The word gratitude doesn’t resemble what it signifies. Both the noun gratitude and its adverb grateful seem to me to be passive, inert, easily overlooked. Maybe that is why so few of us talk about it. In a world where so many billions live in conditions which would be considered unacceptable in the US, I have been thinking recently of this word and wondering: Gratitude: What is it?
In these ‘advanced’ times, the collective we has determined that each American is entitled to a ‘basic minimum’ of subsidized housing, food and income. Maybe add in medical care and other ‘rights.’
Some of us rail that it’s too much while others rant that that it’s too little, while still others opine against the right of the collective to make our charitable decisions for us.
In the past, I have agreed with whoever coined the phrase, “the creeping sense of entitlement” that seems to be overtaking this country. But now I realize that the phrase is meaningless for it doesn’t explain anything; on the contrary, it subtly condemns, separates and isolates. Creating an us vs. them dichotomy what not just false but can be hateful.
Still though, I notice a distinct lack of gratitude among so many of us, whether we are entitled or not…so few of us express their thankfulness to be living here…Appearing to focus on lack, in the midst of abundance, concentrating on scarcity.

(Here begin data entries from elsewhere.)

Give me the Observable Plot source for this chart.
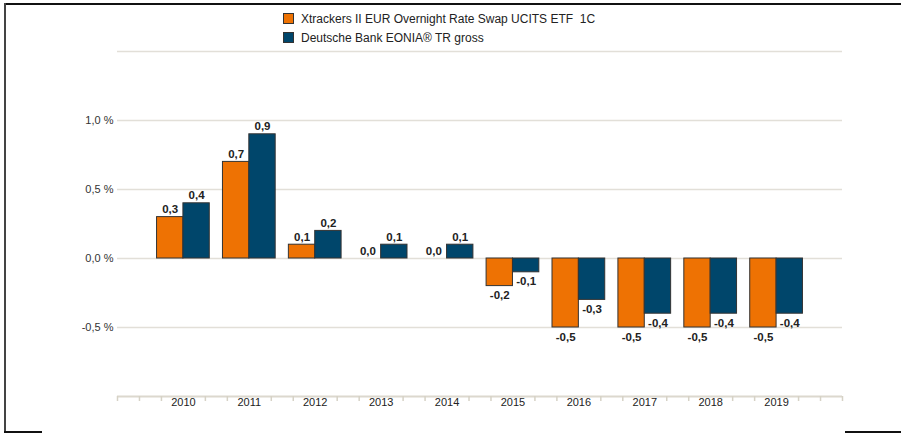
<!DOCTYPE html>
<html>
<head>
<meta charset="utf-8">
<script src="https://cdn.jsdelivr.net/npm/d3@7"></script>
<script src="https://cdn.jsdelivr.net/npm/@observablehq/plot@0.6"></script>
<style>
  html, body { margin: 0; padding: 0; background: #fff; }
  #wrap { position: relative; width: 901px; height: 433px; overflow: hidden; font-family: "Liberation Sans", Arial, sans-serif; }
  #legend { position: absolute; left: 283px; top: 9px; font-size: 12px; color: #222; }
  #legend .row { display: flex; align-items: center; height: 19px; }
  #legend .sw { width: 9px; height: 9px; border: 1px solid #333; margin-right: 7px; }
  .ln { position: absolute; background: #111; }
</style>
</head>
<body>
<div id="wrap">
  <div id="chart"></div>
  <div id="legend"></div>
  <div class="ln" style="left:4px;top:3px;width:897px;height:2px;"></div>
  <div class="ln" style="left:4px;top:3px;width:2px;height:430px;background:#444;"></div>
  <div class="ln" style="left:4px;top:431px;width:38px;height:2px;"></div>
  <div class="ln" style="left:845px;top:431px;width:56px;height:2px;"></div>
</div>
<script>
const years = [2010, 2011, 2012, 2013, 2014, 2015, 2016, 2017, 2018, 2019];
const etfValues = [0.3, 0.7, 0.1, 0.0, 0.0, -0.2, -0.5, -0.5, -0.5, -0.5];
const indexValues = [0.4, 0.9, 0.2, 0.1, 0.1, -0.1, -0.3, -0.4, -0.4, -0.4];
const seriesNames = ["Xtrackers II EUR Overnight Rate Swap UCITS ETF  1C", "Deutsche Bank EONIA® TR gross"];
const seriesColors = ["#EE7203", "#00466B"];
const yTicks = [-0.5, 0, 0.5, 1.0];
const gridValues = [-0.5, 0, 0.5, 1.0, 1.5];

const data = [];
years.forEach((y, i) => {
  data.push({year: y, series: seriesNames[0], value: etfValues[i], side: -1});
  data.push({year: y, series: seriesNames[1], value: indexValues[i], side: 1});
});

const half = 0.4; // bar width in category units
const minorTicks = d3.range(0, 34).map(k => 2009 + k / 3).filter(t => Math.abs(t - Math.round(t)) > 1e-6 || t < 2009.5 || t > 2019.5);
const locale = d3.formatLocale({decimal: ",", thousands: ".", grouping: [3], currency: ["", " €"], minus: "-"});
const fmt = locale.format(".1f");

const plot = Plot.plot({
  width: 901,
  height: 433,
  marginLeft: 117,
  marginRight: 59,
  marginTop: 51,
  marginBottom: 37,
  style: {fontFamily: "Liberation Sans, Arial, sans-serif", fontSize: "11px", color: "#333", background: "transparent"},
  x: {domain: [2009, 2020], axis: null},
  y: {domain: [-1.0, 1.5], axis: null},
  color: {domain: seriesNames, range: seriesColors},
  marks: [
    Plot.ruleY(gridValues, {stroke: "#e2dfd8", strokeWidth: 1.5}),
    Plot.ruleY([-1.0], {stroke: "#dcd8ce", strokeWidth: 2}),
    Plot.axisX({ticks: minorTicks, tickSize: 5, tickFormat: () => "", stroke: "#d6d2c6", strokeWidth: 1.5, label: null}),
    Plot.axisX({ticks: years, tickSize: 0, tickPadding: 2, tickFormat: d => String(d), fill: "#222", fontSize: 11, label: null}),
    Plot.axisY({ticks: yTicks, tickSize: 0, tickPadding: 4, tickFormat: d => fmt(d) + " %", fill: "#333", fontSize: 11, label: null}),
    Plot.rectY(data, {
      x1: d => d.side < 0 ? d.year - half : d.year,
      x2: d => d.side < 0 ? d.year : d.year + half,
      y1: 0,
      y2: "value",
      fill: "series",
      stroke: "#333",
      strokeWidth: 1
    }),
    Plot.text(data.filter(d => d.value >= 0), {
      x: d => d.year + d.side * half / 2,
      y: "value",
      text: d => fmt(d.value),
      lineAnchor: "bottom",
      dy: -4,
      fontWeight: "bold",
      fontSize: 11.5,
      fill: "#222"
    }),
    Plot.text(data.filter(d => d.value < 0), {
      x: d => d.year + d.side * half / 2,
      y: "value",
      text: d => fmt(d.value),
      lineAnchor: "top",
      dy: 5,
      fontWeight: "bold",
      fontSize: 11.5,
      fill: "#222"
    })
  ]
});
document.getElementById("chart").appendChild(plot);

const legend = document.getElementById("legend");
seriesNames.forEach((name, i) => {
  const row = document.createElement("div");
  row.className = "row";
  const sw = document.createElement("div");
  sw.className = "sw";
  sw.style.background = seriesColors[i];
  const t = document.createElement("span");
  t.textContent = name;
  t.style.whiteSpace = "pre";
  row.appendChild(sw);
  row.appendChild(t);
  legend.appendChild(row);
});
</script>
</body>
</html>
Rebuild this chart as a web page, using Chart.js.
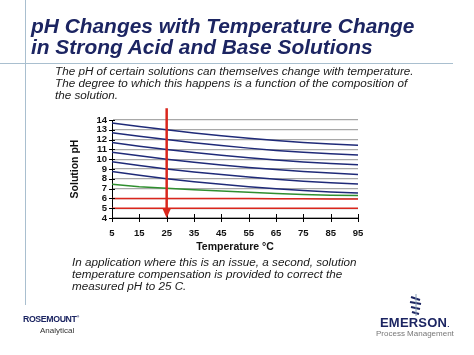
<!DOCTYPE html>
<html>
<head>
<meta charset="utf-8">
<script src="https://cdn.jsdelivr.net/npm/chart.js@4.4.1/dist/chart.umd.min.js"></script>
<style>
  html, body { margin:0; padding:0; background:#fff; }
  #page { position:relative; width:474px; height:355px; overflow:hidden; background:#fff; font-family:"Liberation Sans", Arial, sans-serif; }
  #cv { position:absolute; left:0; top:0; }
  .vrule { position:absolute; left:25px; top:0; width:1px; height:305px; background:#a9bfcf; }
  .hrule { position:absolute; left:0; top:63px; width:453px; height:1px; background:#a9bfcf; }
  .title { position:absolute; left:31px; top:16px; font-weight:bold; font-style:italic; font-size:20.9px; line-height:20.5px; color:#1c2562; white-space:nowrap; }
  .para { position:absolute; font-style:italic; font-size:11.7px; line-height:12px; color:#1a1a1a; white-space:nowrap; }
  .rose1 { position:absolute; left:23px; top:313px; font-weight:bold; font-size:9.5px; color:#1c2562; letter-spacing:-0.4px; transform:scaleX(0.92); transform-origin:left; }
  .rose2 { position:absolute; left:40px; top:326px; font-size:8px; color:#333; }
  .em1 { position:absolute; left:380px; top:315px; font-weight:bold; font-size:13px; color:#1c2562; letter-spacing:0.2px; }
  .em2 { position:absolute; left:376px; top:329px; font-size:8px; color:#777; }
</style>
</head>
<body>
<div id="page">
  <canvas id="cv" width="474" height="355"></canvas>
  <div class="vrule"></div>
  <div class="hrule"></div>
  <div class="title">pH Changes with Temperature Change<br>in Strong Acid and Base Solutions</div>
  <div class="para" style="left:55px; top:65px;">The pH of certain solutions can themselves change with temperature.<br>The degree to which this happens is a function of the composition of<br>the solution.</div>
  <div class="para" style="left:72px; top:256px;">In application where this is an issue, a second, solution<br>temperature compensation is provided to correct the<br>measured pH to 25 C.</div>
  <div class="rose1">ROSEMOUNT<sup style="font-size:4px">®</sup></div>
  <div class="rose2">Analytical</div>
  <svg style="position:absolute; left:407px; top:294px;" width="18" height="22" viewBox="0 0 18 22">
    <g stroke="#1c2562" stroke-width="2" fill="none">
      <line x1="4" y1="3" x2="13" y2="6"/>
      <line x1="3" y1="8" x2="14" y2="10"/>
      <line x1="4" y1="13" x2="13" y2="15"/>
      <line x1="5" y1="18" x2="12" y2="20"/>
    </g>
    <g stroke="#8aa0b8" stroke-width="1" fill="none">
      <line x1="9" y1="0" x2="9" y2="22"/>
    </g>
  </svg>
  <div class="em1">EMERSON<span style="font-size:8px">.</span></div>
  <div class="em2">Process Management</div>
</div>
<script>
// ---- data ----
const temps = [5, 15, 25, 35, 45, 55, 65, 75, 85, 95, 100];
const base13 = [13.70, 13.33, 13.00, 12.68, 12.40, 12.13, 11.90, 11.70, 11.55, 11.42, 11.32];
const base12 = [12.70, 12.33, 12.00, 11.68, 11.40, 11.13, 10.90, 10.70, 10.55, 10.42, 10.32];
const base11 = [11.70, 11.33, 11.00, 10.68, 10.41, 10.15, 9.92, 9.72, 9.56, 9.43, 9.34];
const base10 = [10.72, 10.34, 10.00, 9.69, 9.42, 9.16, 8.94, 8.74, 8.58, 8.45, 8.37];
const base9  = [9.73, 9.35, 9.00, 8.70, 8.43, 8.18, 7.96, 7.76, 7.60, 7.47, 7.39];
const base8  = [8.75, 8.36, 8.00, 7.71, 7.45, 7.20, 6.99, 6.80, 6.65, 6.55, 6.50];
const neutral = [7.45, 7.20, 7.03, 6.88, 6.75, 6.62, 6.50, 6.40, 6.33, 6.29, 6.28];
const acid6 = [6.00, 6.00, 6.00, 6.00, 6.00, 5.99, 5.97, 5.96, 5.95, 5.95, 5.95];
const acid5 = [5.00, 5.00, 5.00, 5.00, 5.00, 5.00, 5.00, 5.00, 5.00, 5.00, 5.00];
const xTicks = [5, 15, 25, 35, 45, 55, 65, 75, 85, 95];
const yTicks = [4, 5, 6, 7, 8, 9, 10, 11, 12, 13, 14];
const refTemp = 25;      // arrow position
const arrowTop = 15.2;   // arrow starts above plot
const arrowBottom = 4;

const BLUE = '#1f2a78', GREEN = '#2f8f2f', RED = '#d9261c';
function ds(vals, color) {
  return { data: temps.map((t, i) => ({ x: t, y: vals[i] })), borderColor: color, borderWidth: 1.5,
           pointRadius: 0, tension: 0, fill: false, clip: false };
}

const crossTicks = {
  id: 'crossTicks',
  afterDatasetsDraw(chart) {
    const { ctx, scales: { x, y } } = chart;
    ctx.save();
    ctx.strokeStyle = '#000'; ctx.lineWidth = 1;
    const x0 = x.getPixelForValue(5), y0 = y.getPixelForValue(4);
    yTicks.forEach(v => { const py = Math.round(y.getPixelForValue(v)) + 0.5; ctx.beginPath(); ctx.moveTo(x0 - 3, py); ctx.lineTo(x0 + 3, py); ctx.stroke(); });
    xTicks.forEach(v => { const px = Math.round(x.getPixelForValue(v)) + 0.5; ctx.beginPath(); ctx.moveTo(px, y0 - 4); ctx.lineTo(px, y0 + 4); ctx.stroke(); });
    // arrow
    const ax = x.getPixelForValue(refTemp);
    const yt = y.getPixelForValue(arrowTop), yb = y.getPixelForValue(arrowBottom);
    ctx.strokeStyle = RED; ctx.fillStyle = RED; ctx.lineWidth = 2.5;
    ctx.beginPath(); ctx.moveTo(ax, yt); ctx.lineTo(ax, yb - 7); ctx.stroke();
    ctx.beginPath(); ctx.moveTo(ax - 4, yb - 9); ctx.lineTo(ax + 4, yb - 9); ctx.lineTo(ax, yb); ctx.closePath(); ctx.fill();
    ctx.restore();
  }
};

new Chart(document.getElementById('cv'), {
  type: 'line',
  data: { datasets: [ds(acid5, RED), ds(acid6, RED), ds(neutral, GREEN), ds(base8, BLUE), ds(base9, BLUE), ds(base10, BLUE), ds(base11, BLUE), ds(base12, BLUE), ds(base13, BLUE)] },
  options: {
    responsive: false, animation: false, events: [],
    layout: { padding: { left: 60, right: 116, top: 120, bottom: 102 } },
    plugins: { legend: { display: false }, tooltip: { enabled: false } },
    scales: {
      x: {
        type: 'linear', min: 5, max: 95,
        afterBuildTicks: s => { s.ticks = xTicks.map(v => ({ value: v })); },
        afterFit: s => { s.height = 35; },
        grid: { display: false, drawTicks: false },
        border: { display: true, color: '#000', width: 1 },
        ticks: { padding: 10, color: '#111', font: { family: 'Liberation Sans', weight: 'bold', size: 9.5 }, maxRotation: 0, autoSkip: false },
        title: { display: true, text: 'Temperature °C', color: '#111', font: { family: 'Liberation Sans', weight: 'bold', size: 10.5 }, padding: { top: 2, bottom: 0 } }
      },
      y: {
        type: 'linear', min: 4, max: 14,
        afterBuildTicks: s => { s.ticks = yTicks.map(v => ({ value: v })); },
        afterFit: s => { s.width = 52; },
        grid: { color: '#a8a8a8', lineWidth: 1.3, drawTicks: false },
        border: { display: true, color: '#000', width: 1 },
        ticks: { padding: 5, color: '#111', font: { family: 'Liberation Sans', weight: 'bold', size: 9.5 }, autoSkip: false },
        title: { display: true, text: 'Solution pH', color: '#111', font: { family: 'Liberation Sans', weight: 'bold', size: 10.5 }, padding: { top: 9, bottom: 0 } }
      }
    }
  },
  plugins: [crossTicks]
});
</script>
</body>
</html>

Dogs know gratitude with each breath- watch them racing, jumping, or simply being with you and you can see the essence of gratitude more as a state of their being than a feeling which dissipates and is gone. Their very cells seem to breathe it.
But I’m less pure than they so I have to ask questions like this one: gratitude: what is it?
No, I think gratitude is neither feeling nor emotion but rather an entity into which I enter during those times of pure joy at the beauty of the aria, the sunset, the rain, the purity of prayer: those rare times when the I disappears into Something Else.
Gratitude is not listed among the virtues of faith- we are taught of the Cardinal virtues of prudence, justice, fortitude and temperance and of the theological virtues of hope, faith and charity. Gratitude is unlisted among them.
But here is how the Catholic Catechism defines human virtue:
Human virtues are firm attitudes, stable dispositions, habitual perfections of intellect and will that govern our actions, order our passions, and guide our conduct according to reason and faith. They make possible ease, self-mastery, and joy in leading a morally good life. The virtuous man is he who freely practices the good.
One of the countless precious lessons our 4-footed furry friends can teach us. Just spend time watching him or her to learn the firm disposition, habitual perfections of will and ordered passion.